I can see that she might object, because she did everything possible to turn the girls against him after the divorce and really made things hard for us in the beginning. She would tell the girls their father was wrong for "dating" and it wasn't what "good fathers" did.

She won't have anything to do with me or let me attend the children's birthday parties or school events. We've followed her rules to avoid unnecessary turmoil and she has mellowed a bit, perhaps because she is in a semi-serious relationship.

Thankfully, the children are well adjusted and mature, and we get along well.

They now realize that their father isn't a bad guy; they come over regularly. They get good grades, they're active at school, and they have nice friends.

I think my husband feels that the dust has finally settled and that another child would just stir things up. We haven't even told the girls or his ex that we are married for fear of "stirring things up."

The thought of postponing motherhood for another year is more than I can stand. I have sacrificed so much for the girls that I'm beginning to resent them and don't even want to be around when they come over.

How can I convince my husband that a new baby won't scar his children for life and that his ex-wife's feelings shouldn't matter so much?

A.Your husband is fighting fear. And he's losing.

Although he managed to live with a controlling woman for 15 years, her efforts to turn his daughters against him must have been devastating. Very few parents can bear to think of an estrangement from their children, even a temporary one.

This leaves the problem in your hands.

You can ask your husband to see a marriage counselor with you, so she can get his side of the story, too, or simply tell him that you're ready to announce your marriage to the girls and ask him to be with you when you do.

If he agrees, make it a lovely celebration in a fancy restaurant and give his daughters fine, identical rings to remind them that they are part of your marriage.

But if your husband doesn't agree to the announcement, remind him that marriage is a mutual commitment and that you have the right to tell the girls -- or anyone -- about it. And then do exactly that. Your stepchildren have the right to know that their dad has married again and that he kept this secret because he loves his daughters so much and was afraid that the news might make them pull away from him. He won't want you to tell them, but his girls are old enough and steady enough to understand and deal with this adult dilemma, as long as you explain it honestly.

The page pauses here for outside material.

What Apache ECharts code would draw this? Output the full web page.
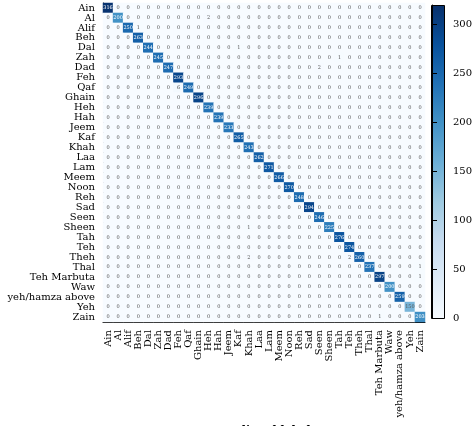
<!DOCTYPE html>
<html><head><meta charset="utf-8">
<script src="https://cdn.jsdelivr.net/npm/echarts@6/dist/echarts.min.js"></script>
<style>html,body{margin:0;background:#fff}#c{width:474px;height:426px}</style>
</head><body><div id="c"></div>
<script>
// class labels
var labels = ['Ain','Al','Alif','Beh','Dal','Zah','Dad','Feh','Qaf','Ghain','Heh','Hah','Jeem','Kaf','Khah','Laa','Lam','Meem','Noon','Reh','Sad','Seen','Sheen','Tah','Teh','Theh','Thal','Teh Marbuta','Waw','yeh/hamza above','Yeh','Zain'];
// diagonal counts (correct predictions)
var diagonal = [316,200,250,263,244,245,247,293,249,296,239,239,233,265,243,262,271,266,270,248,294,246,225,276,274,260,237,297,200,259,150,203];
// off-diagonal errors: [true index, predicted index, count]
var errors = [[1,10,2],[2,3,1],[4,13,1],[5,23,1],[6,21,2],[8,7,6],[22,14,1],[25,14,2],[25,24,2],[26,31,1],[27,31,1],[31,27,1]];
var colorTicks = [0,50,100,150,200,250,300];

(function () {
  var chart = echarts.init(document.getElementById('c'));
  var n = labels.length;
  var m = [];
  for (var i = 0; i < n; i++) { m.push([]); for (var j = 0; j < n; j++) m[i].push(i === j ? diagonal[i] : 0); }
  errors.forEach(function (e) { m[e[0]][e[1]] = e[2]; });
  var data = [];
  for (var i = 0; i < n; i++) for (var j = 0; j < n; j++) {
    var d = [j, i, m[i][j]];
    data.push(d[2] > 160 ? { value: d, label: { color: '#fff' } } : d);
  }
  var font = 'DejaVu Serif';
  var blues = ['#f7fbff','#deebf7','#c6dbef','#9ecae1','#6baed6','#4292c6','#2171b5','#08519c','#08306b'];
  chart.setOption({
    animation: false,
    textStyle: { fontFamily: font },
    grid: [
      { left: 103, right: 49, top: 3, bottom: 104, outerBoundsMode: 'none' },
      { right: 29, width: 13, top: 5, bottom: 108, outerBoundsMode: 'none' }
    ],
    xAxis: [{
      type: 'category', data: labels, name: 'Predicted label', nameLocation: 'middle', nameGap: 94,
      nameTextStyle: { fontFamily: font, fontWeight: 'bold', fontSize: 11, color: '#000' },
      axisLabel: { rotate: 90, fontSize: 10, color: '#000', interval: 0, fontFamily: font },
      axisLine: { lineStyle: { color: '#000' } }, axisTick: { alignWithLabel: true, lineStyle: { color: '#000' } }
    }, { gridIndex: 1, type: 'value', show: false }],
    yAxis: [{
      type: 'category', data: labels, inverse: true, name: 'True label', nameLocation: 'middle', nameGap: 88,
      nameTextStyle: { fontFamily: font, fontWeight: 'bold', fontSize: 11, color: '#000' },
      axisLabel: { fontSize: 10, color: '#000', interval: 0, fontFamily: font },
      axisLine: { lineStyle: { color: '#000' } }, axisTick: { alignWithLabel: true, lineStyle: { color: '#000' } }
    }, { gridIndex: 1, type: 'value', min: 0, max: 320, interval: 50, position: 'right',
      axisLabel: { fontSize: 10, color: '#000', fontFamily: font, formatter: function (v) { return colorTicks.indexOf(v) >= 0 ? v : ''; } },
      axisLine: { show: true, lineStyle: { color: '#000' } }, axisTick: { show: true, lineStyle: { color: '#000' } }, splitLine: { show: false } }],
    visualMap: { min: 0, max: 320, show: false, seriesIndex: 0, inRange: { color: blues } },
    graphic: [{
      type: 'rect', right: 29, top: 5, z: -1,
      shape: { width: 13, height: 313 },
      style: { fill: new echarts.graphic.LinearGradient(0, 1, 0, 0, blues.map(function (c, k) { return { offset: k / (blues.length - 1), color: c }; })),
        stroke: '#000', lineWidth: 1 }
    }],
    series: [{
      type: 'heatmap', data: data,
      label: { show: true, fontSize: 5, fontFamily: font, color: '#555',
        formatter: function (p) { return p.value[2]; } },
      itemStyle: { borderWidth: 0 }
    }]
  });
})();
</script></body></html>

Use either this occasion or a later one -- with or without your husband -- to give the girls those rings of commitment and to tell them that you're delighted to have such a good relationship with them. And then tell them you also want a relationship with a child of your own, but their dad thinks a baby might make them feel displaced.

Now ask them if he's right. Do they think a baby sister or brother would push them out of the picture? If so, how can you reassure them? And if they don't think they'll feel displaced, ask them to talk with their dad and make him understand that a new baby would really be okay with them. He'll believe his daughters long before he'll believe you or anyone else.

As for their mother, let the girls tell her about your marriage, since she won't have anything to do with you. She may accept you -- and a baby -- better when she knows you're not actually living in sin.